Go through the entries below and collect each line with the string "that" in it.

begin PROVIDED RECORDS

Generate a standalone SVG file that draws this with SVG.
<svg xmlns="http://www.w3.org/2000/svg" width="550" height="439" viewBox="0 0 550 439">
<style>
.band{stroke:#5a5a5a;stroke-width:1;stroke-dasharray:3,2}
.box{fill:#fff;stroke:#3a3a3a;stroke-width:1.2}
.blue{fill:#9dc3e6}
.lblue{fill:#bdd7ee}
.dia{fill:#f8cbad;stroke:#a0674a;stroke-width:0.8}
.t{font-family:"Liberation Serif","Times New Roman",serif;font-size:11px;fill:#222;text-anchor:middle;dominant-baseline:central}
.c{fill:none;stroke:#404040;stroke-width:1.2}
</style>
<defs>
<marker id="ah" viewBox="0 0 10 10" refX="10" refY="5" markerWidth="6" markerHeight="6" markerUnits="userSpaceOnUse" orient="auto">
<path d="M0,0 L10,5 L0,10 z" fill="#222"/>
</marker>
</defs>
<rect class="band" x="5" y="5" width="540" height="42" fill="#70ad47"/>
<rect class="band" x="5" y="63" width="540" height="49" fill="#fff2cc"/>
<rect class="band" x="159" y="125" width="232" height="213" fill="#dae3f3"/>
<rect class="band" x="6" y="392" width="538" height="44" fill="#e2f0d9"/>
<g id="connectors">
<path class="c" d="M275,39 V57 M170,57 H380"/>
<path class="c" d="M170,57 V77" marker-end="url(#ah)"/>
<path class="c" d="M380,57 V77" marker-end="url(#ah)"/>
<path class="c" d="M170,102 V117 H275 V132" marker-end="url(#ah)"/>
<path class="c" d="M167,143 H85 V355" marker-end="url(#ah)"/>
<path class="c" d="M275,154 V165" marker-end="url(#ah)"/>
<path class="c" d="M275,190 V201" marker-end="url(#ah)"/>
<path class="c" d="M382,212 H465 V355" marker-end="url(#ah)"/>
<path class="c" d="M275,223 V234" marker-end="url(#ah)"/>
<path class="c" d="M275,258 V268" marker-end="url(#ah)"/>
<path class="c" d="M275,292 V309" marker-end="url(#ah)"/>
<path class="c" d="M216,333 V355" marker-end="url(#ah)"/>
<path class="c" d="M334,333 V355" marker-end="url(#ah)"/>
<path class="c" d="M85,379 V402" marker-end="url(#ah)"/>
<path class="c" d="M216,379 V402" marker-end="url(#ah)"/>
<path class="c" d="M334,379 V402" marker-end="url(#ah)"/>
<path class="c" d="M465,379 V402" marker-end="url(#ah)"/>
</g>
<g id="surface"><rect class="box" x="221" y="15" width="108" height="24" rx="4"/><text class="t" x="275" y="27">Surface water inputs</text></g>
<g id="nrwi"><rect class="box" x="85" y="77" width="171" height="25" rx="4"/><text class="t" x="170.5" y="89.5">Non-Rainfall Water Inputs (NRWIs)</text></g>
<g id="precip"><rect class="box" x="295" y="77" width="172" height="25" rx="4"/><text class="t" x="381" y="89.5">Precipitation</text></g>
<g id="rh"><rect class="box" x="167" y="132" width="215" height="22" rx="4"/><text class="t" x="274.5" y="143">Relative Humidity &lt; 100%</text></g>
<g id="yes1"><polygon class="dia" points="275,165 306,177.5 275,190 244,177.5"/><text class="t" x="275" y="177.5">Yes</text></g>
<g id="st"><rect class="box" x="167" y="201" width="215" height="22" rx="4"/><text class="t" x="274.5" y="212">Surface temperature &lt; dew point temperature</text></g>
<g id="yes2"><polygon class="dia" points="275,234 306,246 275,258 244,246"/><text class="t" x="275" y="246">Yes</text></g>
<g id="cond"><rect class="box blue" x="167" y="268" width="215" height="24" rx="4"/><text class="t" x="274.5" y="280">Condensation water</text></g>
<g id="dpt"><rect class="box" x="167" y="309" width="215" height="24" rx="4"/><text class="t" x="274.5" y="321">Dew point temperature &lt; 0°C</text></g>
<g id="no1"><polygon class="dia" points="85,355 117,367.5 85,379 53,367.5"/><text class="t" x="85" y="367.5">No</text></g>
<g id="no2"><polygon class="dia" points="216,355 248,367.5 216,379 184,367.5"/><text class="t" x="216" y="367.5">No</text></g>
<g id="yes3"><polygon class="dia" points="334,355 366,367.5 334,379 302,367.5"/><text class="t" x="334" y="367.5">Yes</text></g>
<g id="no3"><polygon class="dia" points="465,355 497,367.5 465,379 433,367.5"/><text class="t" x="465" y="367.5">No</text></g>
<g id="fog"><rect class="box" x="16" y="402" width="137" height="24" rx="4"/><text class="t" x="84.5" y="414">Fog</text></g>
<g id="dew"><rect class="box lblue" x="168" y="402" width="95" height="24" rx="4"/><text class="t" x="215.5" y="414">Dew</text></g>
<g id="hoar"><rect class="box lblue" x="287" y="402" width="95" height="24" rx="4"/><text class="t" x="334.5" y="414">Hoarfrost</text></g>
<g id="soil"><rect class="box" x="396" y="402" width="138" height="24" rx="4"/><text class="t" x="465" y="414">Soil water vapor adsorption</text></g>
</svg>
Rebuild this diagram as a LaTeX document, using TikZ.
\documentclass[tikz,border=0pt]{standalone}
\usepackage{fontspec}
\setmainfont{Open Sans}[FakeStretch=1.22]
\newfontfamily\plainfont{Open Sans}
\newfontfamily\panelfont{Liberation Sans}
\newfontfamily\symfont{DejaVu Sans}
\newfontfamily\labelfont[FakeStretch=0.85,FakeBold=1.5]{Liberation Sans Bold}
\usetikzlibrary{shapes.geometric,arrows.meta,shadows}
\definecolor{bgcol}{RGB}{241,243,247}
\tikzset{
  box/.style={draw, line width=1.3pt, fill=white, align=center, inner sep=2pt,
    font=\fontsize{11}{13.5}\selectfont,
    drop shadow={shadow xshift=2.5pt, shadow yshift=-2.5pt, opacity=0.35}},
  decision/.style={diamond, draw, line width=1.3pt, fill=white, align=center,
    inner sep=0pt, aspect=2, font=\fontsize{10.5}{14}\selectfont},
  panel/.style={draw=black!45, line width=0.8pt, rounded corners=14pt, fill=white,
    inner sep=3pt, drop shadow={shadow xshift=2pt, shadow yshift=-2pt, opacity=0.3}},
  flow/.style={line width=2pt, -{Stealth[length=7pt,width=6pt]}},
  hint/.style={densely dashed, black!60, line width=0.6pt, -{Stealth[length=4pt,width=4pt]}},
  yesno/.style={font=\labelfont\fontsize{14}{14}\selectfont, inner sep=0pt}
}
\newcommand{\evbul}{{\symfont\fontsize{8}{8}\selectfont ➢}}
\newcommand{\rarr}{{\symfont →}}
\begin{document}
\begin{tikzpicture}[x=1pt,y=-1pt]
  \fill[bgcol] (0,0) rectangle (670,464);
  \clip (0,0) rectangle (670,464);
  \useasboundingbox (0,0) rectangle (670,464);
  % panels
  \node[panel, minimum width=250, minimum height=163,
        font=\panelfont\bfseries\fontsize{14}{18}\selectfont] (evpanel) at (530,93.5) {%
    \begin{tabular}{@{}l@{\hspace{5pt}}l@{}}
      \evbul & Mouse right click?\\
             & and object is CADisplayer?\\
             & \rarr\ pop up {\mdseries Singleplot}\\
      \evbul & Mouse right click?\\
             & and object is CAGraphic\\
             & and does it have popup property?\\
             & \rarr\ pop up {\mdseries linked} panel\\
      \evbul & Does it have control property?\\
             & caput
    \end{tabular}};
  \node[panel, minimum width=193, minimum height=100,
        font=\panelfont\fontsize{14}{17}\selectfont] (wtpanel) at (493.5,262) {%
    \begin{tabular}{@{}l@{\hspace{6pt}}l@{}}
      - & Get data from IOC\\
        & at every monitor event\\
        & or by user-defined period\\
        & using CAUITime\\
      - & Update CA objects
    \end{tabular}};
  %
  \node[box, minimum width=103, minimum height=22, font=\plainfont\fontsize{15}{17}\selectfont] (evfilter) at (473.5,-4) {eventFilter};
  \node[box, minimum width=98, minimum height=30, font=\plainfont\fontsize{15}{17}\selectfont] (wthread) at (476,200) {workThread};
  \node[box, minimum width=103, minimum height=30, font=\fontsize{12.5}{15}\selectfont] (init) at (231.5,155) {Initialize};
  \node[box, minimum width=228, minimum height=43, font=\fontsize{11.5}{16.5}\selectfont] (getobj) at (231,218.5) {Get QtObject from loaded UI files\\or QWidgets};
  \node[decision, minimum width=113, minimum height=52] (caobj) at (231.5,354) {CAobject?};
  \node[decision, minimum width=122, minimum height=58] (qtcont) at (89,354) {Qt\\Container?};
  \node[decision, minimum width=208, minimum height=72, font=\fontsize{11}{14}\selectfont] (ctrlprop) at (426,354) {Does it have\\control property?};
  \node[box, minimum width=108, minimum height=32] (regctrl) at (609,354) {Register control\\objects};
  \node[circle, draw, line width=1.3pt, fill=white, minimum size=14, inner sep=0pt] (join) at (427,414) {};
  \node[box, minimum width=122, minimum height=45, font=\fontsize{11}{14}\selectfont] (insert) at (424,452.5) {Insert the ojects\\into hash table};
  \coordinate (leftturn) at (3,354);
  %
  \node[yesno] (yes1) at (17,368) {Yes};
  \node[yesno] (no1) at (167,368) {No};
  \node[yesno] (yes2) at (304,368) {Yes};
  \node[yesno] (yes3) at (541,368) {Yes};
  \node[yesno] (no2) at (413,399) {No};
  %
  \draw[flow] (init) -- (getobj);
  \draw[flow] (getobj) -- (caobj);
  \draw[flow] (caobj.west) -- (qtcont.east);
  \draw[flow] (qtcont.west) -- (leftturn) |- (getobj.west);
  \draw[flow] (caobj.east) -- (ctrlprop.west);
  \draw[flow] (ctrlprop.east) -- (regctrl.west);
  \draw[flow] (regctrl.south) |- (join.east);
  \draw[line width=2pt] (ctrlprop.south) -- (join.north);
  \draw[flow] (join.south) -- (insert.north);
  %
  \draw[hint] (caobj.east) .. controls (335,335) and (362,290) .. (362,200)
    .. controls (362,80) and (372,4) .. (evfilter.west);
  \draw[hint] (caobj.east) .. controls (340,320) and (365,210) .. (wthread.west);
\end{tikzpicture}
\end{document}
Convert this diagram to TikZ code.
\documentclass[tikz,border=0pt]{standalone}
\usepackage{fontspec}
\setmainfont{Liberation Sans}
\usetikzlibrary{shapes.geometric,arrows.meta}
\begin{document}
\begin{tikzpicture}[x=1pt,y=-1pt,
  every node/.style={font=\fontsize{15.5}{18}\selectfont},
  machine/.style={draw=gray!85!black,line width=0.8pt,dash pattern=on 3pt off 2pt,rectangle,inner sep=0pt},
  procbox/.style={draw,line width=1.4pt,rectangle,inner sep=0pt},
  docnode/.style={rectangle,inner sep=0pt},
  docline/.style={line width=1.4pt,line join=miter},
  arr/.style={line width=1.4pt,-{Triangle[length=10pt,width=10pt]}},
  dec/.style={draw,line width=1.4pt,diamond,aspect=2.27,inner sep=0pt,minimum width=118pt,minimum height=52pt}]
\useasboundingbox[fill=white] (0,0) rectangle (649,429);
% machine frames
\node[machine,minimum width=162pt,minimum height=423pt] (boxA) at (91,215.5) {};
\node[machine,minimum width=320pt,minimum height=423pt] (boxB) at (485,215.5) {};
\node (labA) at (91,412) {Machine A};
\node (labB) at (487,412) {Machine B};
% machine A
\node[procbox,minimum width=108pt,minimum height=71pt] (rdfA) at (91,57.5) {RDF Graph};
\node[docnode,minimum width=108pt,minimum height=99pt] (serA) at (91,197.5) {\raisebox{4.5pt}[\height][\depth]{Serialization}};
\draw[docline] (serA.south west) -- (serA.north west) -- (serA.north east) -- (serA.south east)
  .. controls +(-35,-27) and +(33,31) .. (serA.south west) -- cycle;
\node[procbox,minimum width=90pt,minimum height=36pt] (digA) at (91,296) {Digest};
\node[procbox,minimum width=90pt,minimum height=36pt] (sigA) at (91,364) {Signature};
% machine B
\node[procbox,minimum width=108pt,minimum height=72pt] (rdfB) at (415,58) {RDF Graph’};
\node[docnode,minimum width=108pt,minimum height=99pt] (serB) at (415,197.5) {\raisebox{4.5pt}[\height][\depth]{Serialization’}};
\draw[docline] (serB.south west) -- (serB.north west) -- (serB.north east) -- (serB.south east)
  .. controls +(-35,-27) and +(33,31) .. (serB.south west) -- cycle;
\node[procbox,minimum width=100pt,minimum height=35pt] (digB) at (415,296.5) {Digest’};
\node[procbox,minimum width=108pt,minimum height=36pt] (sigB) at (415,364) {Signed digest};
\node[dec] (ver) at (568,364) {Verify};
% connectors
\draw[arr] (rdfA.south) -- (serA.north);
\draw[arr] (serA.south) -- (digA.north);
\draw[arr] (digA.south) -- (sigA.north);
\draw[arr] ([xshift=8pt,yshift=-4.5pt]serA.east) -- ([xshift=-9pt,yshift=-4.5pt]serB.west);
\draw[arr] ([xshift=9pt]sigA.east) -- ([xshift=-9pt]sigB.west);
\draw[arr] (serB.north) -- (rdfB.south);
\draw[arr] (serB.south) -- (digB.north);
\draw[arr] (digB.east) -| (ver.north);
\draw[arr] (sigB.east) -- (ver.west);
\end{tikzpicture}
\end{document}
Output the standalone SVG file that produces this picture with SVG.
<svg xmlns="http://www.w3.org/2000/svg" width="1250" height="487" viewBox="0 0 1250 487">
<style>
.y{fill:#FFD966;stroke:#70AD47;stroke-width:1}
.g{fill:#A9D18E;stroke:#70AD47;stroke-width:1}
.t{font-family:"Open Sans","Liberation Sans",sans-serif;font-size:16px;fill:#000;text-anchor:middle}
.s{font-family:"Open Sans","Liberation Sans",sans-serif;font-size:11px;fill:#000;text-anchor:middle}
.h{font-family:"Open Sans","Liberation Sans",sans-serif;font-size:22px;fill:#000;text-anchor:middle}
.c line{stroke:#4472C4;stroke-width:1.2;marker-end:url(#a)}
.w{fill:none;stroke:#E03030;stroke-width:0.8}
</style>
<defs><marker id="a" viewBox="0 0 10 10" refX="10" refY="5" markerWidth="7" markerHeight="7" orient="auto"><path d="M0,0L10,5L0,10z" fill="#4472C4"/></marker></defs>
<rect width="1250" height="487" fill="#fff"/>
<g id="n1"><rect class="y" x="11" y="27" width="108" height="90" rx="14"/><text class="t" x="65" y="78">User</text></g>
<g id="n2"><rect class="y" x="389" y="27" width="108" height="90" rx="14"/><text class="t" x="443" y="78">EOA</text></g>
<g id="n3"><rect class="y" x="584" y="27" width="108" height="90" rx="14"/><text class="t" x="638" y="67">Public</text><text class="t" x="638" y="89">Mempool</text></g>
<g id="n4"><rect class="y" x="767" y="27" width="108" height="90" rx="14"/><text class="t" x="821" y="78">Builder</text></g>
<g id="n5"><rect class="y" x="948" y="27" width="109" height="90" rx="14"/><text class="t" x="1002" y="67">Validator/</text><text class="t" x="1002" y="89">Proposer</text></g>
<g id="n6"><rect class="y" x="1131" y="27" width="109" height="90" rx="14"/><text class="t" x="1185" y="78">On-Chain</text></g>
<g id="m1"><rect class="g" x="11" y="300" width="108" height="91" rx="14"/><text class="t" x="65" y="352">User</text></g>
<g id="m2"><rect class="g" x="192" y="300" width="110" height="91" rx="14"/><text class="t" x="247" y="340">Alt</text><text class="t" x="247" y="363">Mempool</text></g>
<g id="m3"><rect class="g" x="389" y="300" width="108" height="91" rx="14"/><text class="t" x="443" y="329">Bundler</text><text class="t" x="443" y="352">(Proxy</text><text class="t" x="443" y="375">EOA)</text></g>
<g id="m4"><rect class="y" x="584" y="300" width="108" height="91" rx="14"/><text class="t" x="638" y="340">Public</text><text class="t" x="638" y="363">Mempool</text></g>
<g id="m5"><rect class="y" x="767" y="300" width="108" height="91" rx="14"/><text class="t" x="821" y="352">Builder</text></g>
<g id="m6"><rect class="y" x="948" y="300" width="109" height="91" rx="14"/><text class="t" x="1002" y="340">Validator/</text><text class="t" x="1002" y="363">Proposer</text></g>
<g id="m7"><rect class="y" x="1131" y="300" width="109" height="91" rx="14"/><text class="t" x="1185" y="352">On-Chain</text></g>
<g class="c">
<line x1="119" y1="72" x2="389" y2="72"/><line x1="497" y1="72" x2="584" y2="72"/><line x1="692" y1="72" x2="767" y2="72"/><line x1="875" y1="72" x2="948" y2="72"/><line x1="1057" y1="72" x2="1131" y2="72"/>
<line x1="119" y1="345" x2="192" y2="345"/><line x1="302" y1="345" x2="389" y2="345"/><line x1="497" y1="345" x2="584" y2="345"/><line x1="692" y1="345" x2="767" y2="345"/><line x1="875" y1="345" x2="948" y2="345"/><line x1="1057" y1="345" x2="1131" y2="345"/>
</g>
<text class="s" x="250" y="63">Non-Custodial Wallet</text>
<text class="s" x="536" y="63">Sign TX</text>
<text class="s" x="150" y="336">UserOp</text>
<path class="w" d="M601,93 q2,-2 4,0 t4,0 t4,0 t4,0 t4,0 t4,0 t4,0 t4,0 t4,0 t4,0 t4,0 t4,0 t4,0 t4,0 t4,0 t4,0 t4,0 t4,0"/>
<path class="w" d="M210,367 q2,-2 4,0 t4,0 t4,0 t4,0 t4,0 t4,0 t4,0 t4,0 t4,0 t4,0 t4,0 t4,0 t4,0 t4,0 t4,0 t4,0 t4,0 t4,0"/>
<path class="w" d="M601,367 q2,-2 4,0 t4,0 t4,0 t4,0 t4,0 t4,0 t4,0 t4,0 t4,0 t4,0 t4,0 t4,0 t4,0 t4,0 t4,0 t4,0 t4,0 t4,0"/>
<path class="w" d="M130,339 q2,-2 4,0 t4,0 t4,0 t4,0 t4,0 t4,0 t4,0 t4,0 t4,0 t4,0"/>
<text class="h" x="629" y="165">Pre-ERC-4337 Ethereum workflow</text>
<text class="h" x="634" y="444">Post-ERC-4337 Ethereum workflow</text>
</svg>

end PROVIDED RECORDS

=== TASK SOLUTION ===
Generate a standalone SVG file that draws this with SVG.
Output the standalone SVG file that produces this picture with SVG.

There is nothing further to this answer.